J'espère que les français sont un peu dessoulés du "plus belle la vie" dont on les a enivré depuis un an et 9 mois pour aller se faire coucher le plus vite possible le trublion "winner"!!
il est écrit :
"J'ajoute une dernière chose à propos de l'OTAN : ce n'est pas la France qui doit la réintégrer, quand bien même les Russes considéreraient la France comme un contre-poids à l'Amérique, mais l'Europe comme bloc cohérent".
Je précise que la France fait partie actuellement de l'OTAN, que s'en est le deuxième contingent, que la France c'est 14% du budget de L'OTAN.
Je précise que l'OTAN est un traité de défense mutuelle et que par conséquent si un de ses membres décide de faire rentrer en guerre ses alliés n'ont aucune obligation de le suivre, cf la guerre d'IRAK.
Je précise aussi que la France que ne suit ses alliés dans un conflit "offensif" que sous l'égide d'une résolution de l'ONU, cf le conflit en Afghanistan.
La France ne fait pas partie du commandement intégré de l'OTAN et la volonté de Sarkozy est de l'intégrer. Actuellement il existe une volonté de certains pays de l'UE de former une défense européenne. Les Français avec les Allemands sont les moteurs de cette démarche. Afin de mener des négociation en ce sens il a été demandé à la France de réintégrer le commandement de l'OTAN afin de "faciliter" les négociations.Faut-il le faire?

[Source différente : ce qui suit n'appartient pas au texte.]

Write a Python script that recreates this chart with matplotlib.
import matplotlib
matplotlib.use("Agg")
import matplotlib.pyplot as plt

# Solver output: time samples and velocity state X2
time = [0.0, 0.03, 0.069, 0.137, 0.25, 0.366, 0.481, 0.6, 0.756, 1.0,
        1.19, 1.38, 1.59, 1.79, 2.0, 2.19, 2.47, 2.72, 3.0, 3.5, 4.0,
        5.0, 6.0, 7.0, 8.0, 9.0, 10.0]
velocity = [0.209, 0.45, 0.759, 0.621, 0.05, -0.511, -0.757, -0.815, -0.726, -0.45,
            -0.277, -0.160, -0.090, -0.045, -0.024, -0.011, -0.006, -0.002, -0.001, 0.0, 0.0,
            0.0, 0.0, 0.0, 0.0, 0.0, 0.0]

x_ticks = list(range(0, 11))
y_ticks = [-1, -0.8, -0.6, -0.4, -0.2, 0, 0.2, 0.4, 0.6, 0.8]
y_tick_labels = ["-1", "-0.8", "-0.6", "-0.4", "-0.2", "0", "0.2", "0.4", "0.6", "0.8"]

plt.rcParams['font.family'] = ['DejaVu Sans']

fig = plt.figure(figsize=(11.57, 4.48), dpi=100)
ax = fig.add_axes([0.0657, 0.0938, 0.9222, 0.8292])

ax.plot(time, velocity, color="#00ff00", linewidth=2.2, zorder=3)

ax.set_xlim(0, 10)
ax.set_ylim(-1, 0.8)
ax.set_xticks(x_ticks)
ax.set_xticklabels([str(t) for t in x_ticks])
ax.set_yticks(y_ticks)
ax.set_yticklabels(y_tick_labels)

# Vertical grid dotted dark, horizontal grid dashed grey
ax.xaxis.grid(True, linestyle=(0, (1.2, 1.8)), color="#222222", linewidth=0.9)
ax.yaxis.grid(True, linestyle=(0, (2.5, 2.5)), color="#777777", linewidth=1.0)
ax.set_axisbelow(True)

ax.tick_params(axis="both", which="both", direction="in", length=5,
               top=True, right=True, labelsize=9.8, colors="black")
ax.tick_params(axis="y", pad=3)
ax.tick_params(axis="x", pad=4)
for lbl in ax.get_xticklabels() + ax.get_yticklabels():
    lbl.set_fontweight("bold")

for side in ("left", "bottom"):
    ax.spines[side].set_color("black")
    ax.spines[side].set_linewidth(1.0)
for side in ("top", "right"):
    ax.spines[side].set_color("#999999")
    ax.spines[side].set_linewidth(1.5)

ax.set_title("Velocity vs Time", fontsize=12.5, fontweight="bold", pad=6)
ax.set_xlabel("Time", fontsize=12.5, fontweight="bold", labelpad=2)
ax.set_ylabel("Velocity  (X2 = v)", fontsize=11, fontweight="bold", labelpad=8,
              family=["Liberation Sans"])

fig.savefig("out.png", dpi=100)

Exact Europium, il s'agit d'intégration dans le commandement mais l'aspect bycéphale envisagé semble compromis en l'état actuel.
Merci à Europium et Martine pour ces éclaircissements et précisions.

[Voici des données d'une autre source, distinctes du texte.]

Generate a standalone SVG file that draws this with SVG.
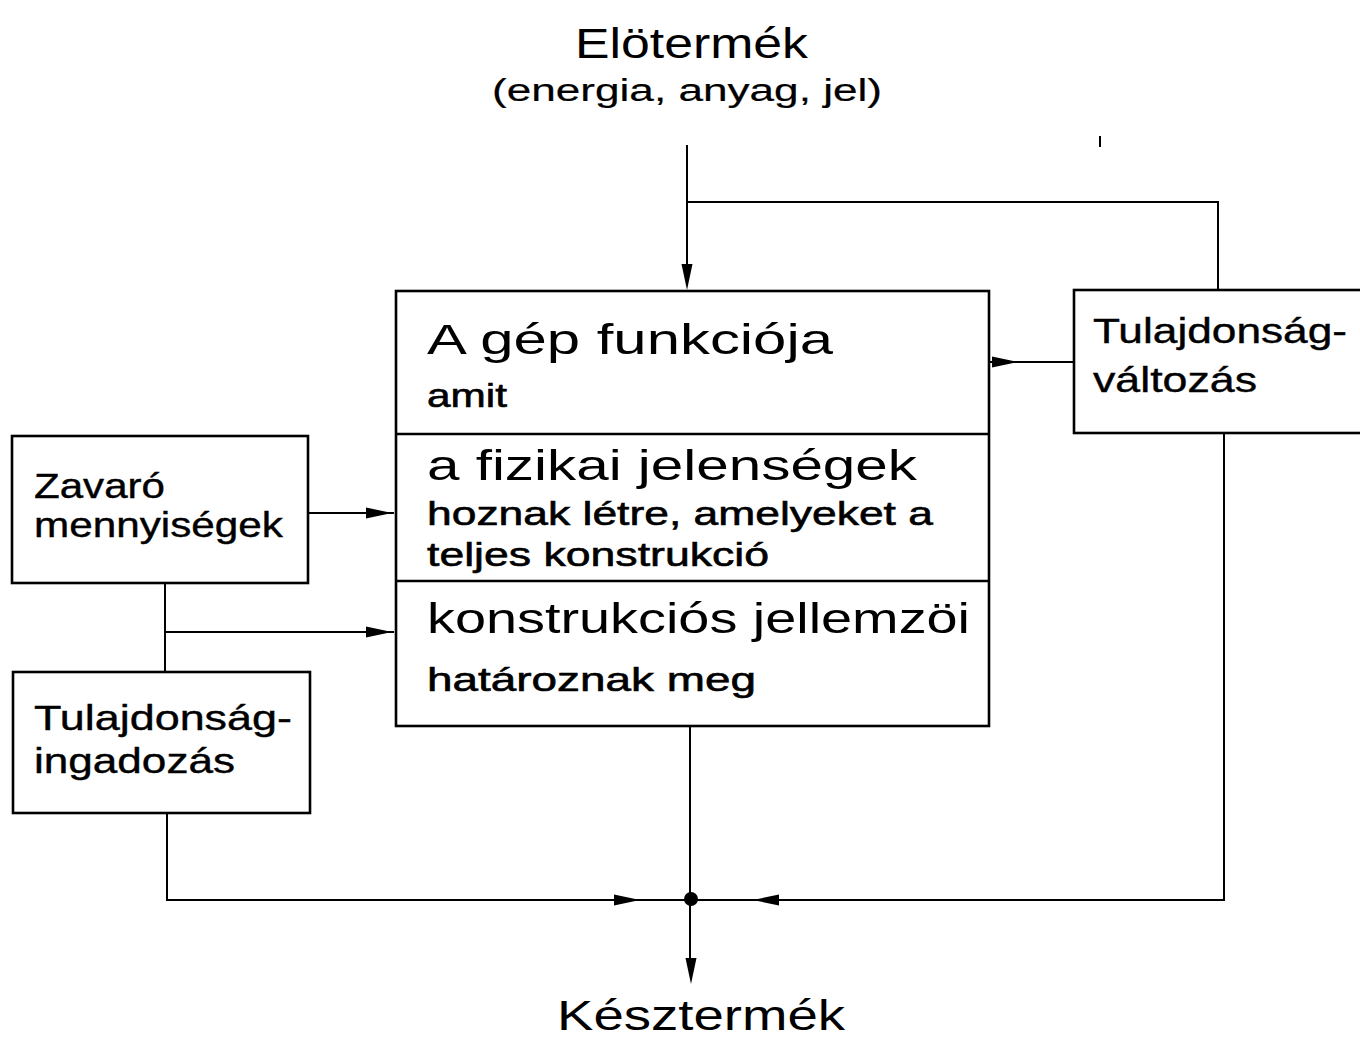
<svg xmlns="http://www.w3.org/2000/svg" width="1360" height="1041" viewBox="0 0 1360 1041">
<style>
.box{fill:none;stroke:#000;stroke-width:2.6}
.ln{fill:none;stroke:#000;stroke-width:2}
.big{font-family:"Liberation Sans",Arial,sans-serif;font-size:43px;fill:#000}
.mid{font-family:"Liberation Sans",Arial,sans-serif;font-size:34px;fill:#000;stroke:#000;stroke-width:0.6}
.lab{font-family:"Liberation Sans",Arial,sans-serif;font-size:35px;fill:#000;stroke:#000;stroke-width:0.4}
.ttl{font-family:"Liberation Sans",Arial,sans-serif;font-size:42px;fill:#000}
.sub{font-family:"Liberation Sans",Arial,sans-serif;font-size:31px;fill:#000;stroke:#000;stroke-width:0.2}
</style>
<defs>
<path id="ah" d="M0,0 L-26,-5.5 L-26,5.5 Z" fill="#000"/>
</defs>
<rect width="1360" height="1041" fill="#fff"/>

<g id="connectors">
<path class="ln" d="M687,145 V270"/>
<path class="ln" d="M687,202 H1218 V290"/>
<path class="ln" d="M989,362 H1074"/>
<path class="ln" d="M308,513 H394"/>
<path class="ln" d="M165,583 V672"/>
<path class="ln" d="M165,632 H394"/>
<path class="ln" d="M167,813 V900 H1224 V433"/>
<path class="ln" d="M690,727 V962"/>
<use href="#ah" transform="translate(687,290) rotate(90)"/>
<use href="#ah" transform="translate(392,513)"/>
<use href="#ah" transform="translate(392,632)"/>
<use href="#ah" transform="translate(1018,362)"/>
<use href="#ah" transform="translate(640,900)"/>
<use href="#ah" transform="translate(753,900) rotate(180)"/>
<use href="#ah" transform="translate(691,984) rotate(90)"/>
<circle cx="691" cy="899" r="7" fill="#000"/>
<path class="ln" d="M1100,136 V147"/>
</g>

<g id="input">
<text class="ttl" x="575" y="58" textLength="233" lengthAdjust="spacingAndGlyphs">Elötermék</text>
<text class="sub" x="492" y="101" textLength="390" lengthAdjust="spacingAndGlyphs">(energia, anyag, jel)</text>
</g>

<g id="main">
<rect class="box" x="396" y="291" width="593" height="435"/>
<path class="box" d="M396,434 H989 M396,581 H989"/>
<text class="big" x="427" y="354" textLength="406" lengthAdjust="spacingAndGlyphs">A gép funkciója</text>
<text class="mid" x="427" y="407" textLength="80" lengthAdjust="spacingAndGlyphs">amit</text>
<text class="big" x="427" y="480" textLength="490" lengthAdjust="spacingAndGlyphs">a fizikai jelenségek</text>
<text class="mid" x="427" y="525" textLength="506" lengthAdjust="spacingAndGlyphs">hoznak létre, amelyeket a</text>
<text class="mid" x="427" y="566" textLength="342" lengthAdjust="spacingAndGlyphs">teljes konstrukció</text>
<text class="big" x="427" y="633" textLength="543" lengthAdjust="spacingAndGlyphs">konstrukciós jellemzöi</text>
<text class="mid" x="427" y="691" textLength="329" lengthAdjust="spacingAndGlyphs">határoznak meg</text>
</g>

<g id="zavaro">
<rect class="box" x="12" y="436" width="296" height="147"/>
<text class="lab" x="34" y="498" textLength="131" lengthAdjust="spacingAndGlyphs">Zavaró</text>
<text class="lab" x="34" y="537" textLength="249" lengthAdjust="spacingAndGlyphs">mennyiségek</text>
</g>

<g id="ingadozas">
<rect class="box" x="13" y="672" width="297" height="141"/>
<text class="lab" x="34" y="730" textLength="258" lengthAdjust="spacingAndGlyphs">Tulajdonság-</text>
<text class="lab" x="34" y="773" textLength="201" lengthAdjust="spacingAndGlyphs">ingadozás</text>
</g>

<g id="valtozas">
<rect class="box" x="1074" y="290" width="320" height="143"/>
<text class="lab" x="1093" y="343" textLength="254" lengthAdjust="spacingAndGlyphs">Tulajdonság-</text>
<text class="lab" x="1093" y="392" textLength="164" lengthAdjust="spacingAndGlyphs">változás</text>
</g>

<g id="output">
<text class="ttl" x="557" y="1030" textLength="288" lengthAdjust="spacingAndGlyphs">Késztermék</text>
</g>
</svg>
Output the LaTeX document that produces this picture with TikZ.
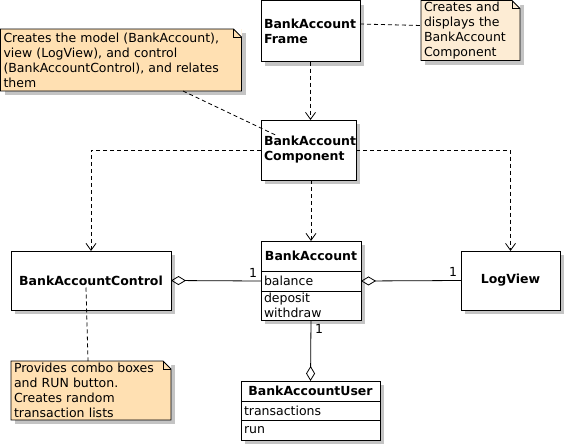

On peut penser qu'au moins la "Base" de La Défense doit être très Claire et très Saine pour être Parfaitement Compréhensible à tout Citoyen.

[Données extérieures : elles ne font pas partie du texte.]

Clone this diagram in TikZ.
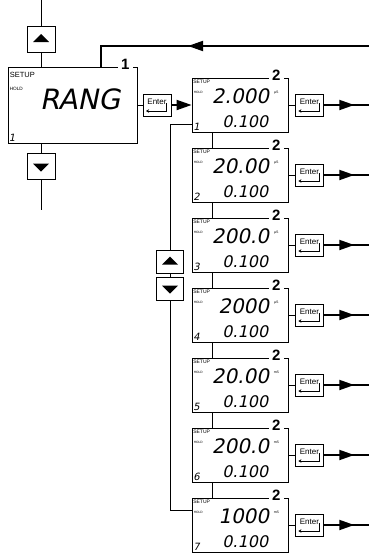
\documentclass[tikz,border=0pt]{standalone}
\usepackage{fontspec}
\setsansfont{Liberation Sans}
\newfontfamily\lcdfont{DejaVu Sans}[FakeSlant=0.2]
\usetikzlibrary{arrows.meta,decorations.markings}

\tikzset{
  screen/.style={draw, fill=white, line width=0.8pt, inner sep=0pt},
  pushkey/.style={draw, fill=white, line width=0.8pt, inner sep=0pt},
  upkey/.style={pushkey, path picture={\fill[black] ([xshift=-8pt,yshift=-3pt]path picture bounding box.center)
      -- ([xshift=8pt,yshift=-3pt]path picture bounding box.center)
      -- ([yshift=5pt]path picture bounding box.center) -- cycle;}},
  downkey/.style={pushkey, path picture={\fill[black] ([xshift=-8pt,yshift=3pt]path picture bounding box.center)
      -- ([xshift=8pt,yshift=3pt]path picture bounding box.center)
      -- ([yshift=-5pt]path picture bounding box.center) -- cycle;}},
  enterkey/.style={pushkey, minimum width=28pt, minimum height=22pt,
    font=\sffamily\fontsize{8}{8}\selectfont, text height=6pt, text depth=8pt,
    path picture={\draw[black, line width=0.6pt, -{Stealth[length=3pt,width=3.5pt]}]
      ([shift={(9.5pt,2pt)}]path picture bounding box.center) |- ([shift={(-11pt,-6pt)}]path picture bounding box.center);}},
  stepno/.style={fill=white, inner xsep=3.5pt, inner ysep=0.5pt, font=\sffamily\bfseries\fontsize{15}{15}\selectfont},
  bigsetup/.style={inner sep=0pt, font=\sffamily\fontsize{7.5}{7.5}\selectfont},
  bighold/.style={inner sep=0pt, font=\sffamily\fontsize{4.7}{4.7}\selectfont},
  smallsetup/.style={inner sep=0pt, font=\sffamily\fontsize{5}{5}\selectfont},
  smallhold/.style={inner sep=0pt, font=\sffamily\fontsize{3.2}{3.2}\selectfont},
  unitlbl/.style={inner sep=0pt, font=\sffamily\fontsize{3.5}{3.5}\selectfont},
  rangval/.style={inner sep=0pt, font=\lcdfont\fontsize{28}{28}\selectfont},
  bigval/.style={inner sep=0pt, font=\lcdfont\fontsize{20}{20}\selectfont},
  subval/.style={inner sep=0pt, font=\lcdfont\fontsize{16}{16}\selectfont},
  idx/.style={inner sep=0pt, font=\lcdfont\fontsize{10}{10}\selectfont},
  thinline/.style={line width=0.8pt},
  flow/.style={line width=1.8pt},
  midarrow/.style={postaction={decorate}, decoration={markings,
      mark=at position #1 with {\arrow{Triangle[length=15pt,width=10pt]}}}}
}

\begin{document}
\begin{tikzpicture}[x=1pt, y=-1pt]
\useasboundingbox (0,0) rectangle (369,554);
\clip (0,0) rectangle (369,554);

% step 1: range menu
\node[screen, minimum width=129pt, minimum height=76pt] (scr) at (72.5,105) {};
\node[stepno] (n0) at ([shift={(-12,-2)}]scr.north east) {1};
\node[bigsetup, anchor=north west] (set0) at ([shift={(2,5)}]scr.north west) {SETUP};
\node[bighold, anchor=west] (hold0) at ([shift={(2,22)}]scr.north west) {HOLD};
\node[rangval] (rang) at ([shift={(7.5,-6)}]scr.center) {RANG};
\node[idx, anchor=south west] (idx0) at ([shift={(1,-2)}]scr.south west) {1};

\coordinate (topend) at (41,0);
\coordinate (botend) at (41,210);
\node[upkey, minimum width=28pt, minimum height=26pt] (up0) at (41,39) {};
\node[downkey, minimum width=28pt, minimum height=26pt] (down0) at (41,166.5) {};
\draw[thinline] (topend) -- (up0.north);
\draw[thinline] (up0.south) -- (up0.south |- scr.north);
\draw[thinline] (down0.north |- scr.south) -- (down0.north);
\draw[thinline] (down0.south) -- (botend);

\node[enterkey] (ent0) at (157,105) {Enter};
\draw[thinline] (scr.east) -- (ent0.west);

% feedback from the right
\coordinate (fbin) at (369,46);
\coordinate (fbcorner) at (101,46);
\draw[flow, midarrow=181pt] (fbin) -- (fbcorner) -- (fbcorner |- scr.north);

% step 2: ranges
\foreach \i/\val/\unit in {1/2.000/µS, 2/20.00/µS, 3/200.0/µS, 4/2000/µS,
                           5/20.00/mS, 6/200.0/mS, 7/1000/mS} {
  \node[screen, minimum width=96pt, minimum height=54pt] (box\i) at (240,{105+70*(\i-1)}) {};
  \node[stepno] (n\i) at ([shift={(-12,-2)}]box\i.north east) {2};
  \node[smallsetup, anchor=north west] (set\i) at ([shift={(1.5,2)}]box\i.north west) {SETUP};
  \node[smallhold, anchor=west] (hold\i) at ([shift={(2,15)}]box\i.north west) {HOLD};
  \node[bigval, anchor=east] (val\i) at ([shift={(-19,19)}]box\i.north east) {\val};
  \node[unitlbl] (u\i) at ([shift={(-12,15)}]box\i.north east) {\unit};
  \node[subval, anchor=east] (sub\i) at ([shift={(-20,44.5)}]box\i.north east) {0.100};
  \node[idx, anchor=south west] (idx\i) at ([shift={(1.5,-2)}]box\i.south west) {\i};
  \node[enterkey] (ent\i) at ([shift={(21,0)}]box\i.east) {Enter};
  \coordinate (out\i) at (369,{105+70*(\i-1)});
  \draw[thinline] (box\i.east) -- (ent\i.west);
  \draw[flow, midarrow=30.5pt] (ent\i.east) -- (out\i);
}
\foreach \i [evaluate=\i as \j using int(\i+1)] in {1,...,6}
  \draw[thinline] ([xshift=21pt]box\i.south west) -- ([xshift=21pt]box\j.north west);

\draw[flow, -{Triangle[length=15pt,width=10pt]}] (ent0.east) -- (box1.west);

% scroll bracket
\coordinate (brtop) at (170,124);
\coordinate (brbot) at (170,510);
\draw[thinline] (box1.west |- brtop) -- (brtop) -- (brbot) -- (box7.west |- brbot);
\node[upkey, minimum width=27pt, minimum height=23pt] (up1) at (170,261.5) {};
\node[downkey, minimum width=27pt, minimum height=23pt] (down1) at (170,288.5) {};
\end{tikzpicture}
\end{document}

On peut penser aussi que en la matière, dire que
l'on a "intérêt" à s'aligner derrière les Etats-Unis pour construire l'Europe, est un raisonnement d'Avocat d'Affaires et n'est pas un raisonnement d'Homme d'Etat.
On est dans un domaine à conséquences très lourdes et les mélanges des genres de ce type,à Long Terme, n'ont JAMAIS donné de bons résultats bien au contraire.
Pour la Défense, Oui c'est bien en recensant d'abord les problèmes de "terrain" de manière Concrète et Franche que l'on avancera vers une Construction Européenne.